The Paris Mystery (Charlie James Mystery)

Written by Kirsty Manning
Review by Shauna McIntyre

Charlie James is a journalist and, in a surprising twist for her new boss at the Paris desk of The Times, a woman. Set in 1938, amid the glitz and glamour of fashionable society with plenty of haute couture, parties, and eccentric artists, this novel draws on an unusual mix of characters.

For her first assignment, Charlie is tasked with interviewing Lady Eleanor Ashworth about her interior design. But Charlie knows that this is only the beginning, and if she wants to prove herself worthy of more interesting stories, she will need the connections Lady Eleanor can provide. When she manages to snag an invitation to the most important ball of the season, she hopes to make the most of it. That night, a murder at the party puts Charlie in the center of the investigation, as a journalist with an inside connection to many of the key suspects. As the events unfold, Charlie finds herself with the scoop of the century, and at risk of getting caught in the fray.

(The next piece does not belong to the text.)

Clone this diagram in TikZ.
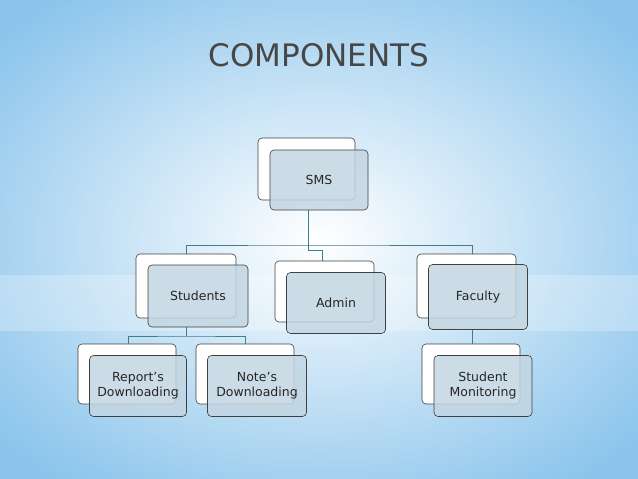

While the fast pace of the plot keeps the story moving, it does rely on a number of relationships developing much more quickly over a two-week period than is reasonable. Much is also made of the differences in social class, despite the fact that nearly all the characters in the book break from those strictures. These two aspects push the bounds of believability on occasion but do not detract from the fun glimpse into Paris in the 1930s. I enjoyed the female reporter as protagonist for a different take on the mystery genre, including her growing relationship with the inspector.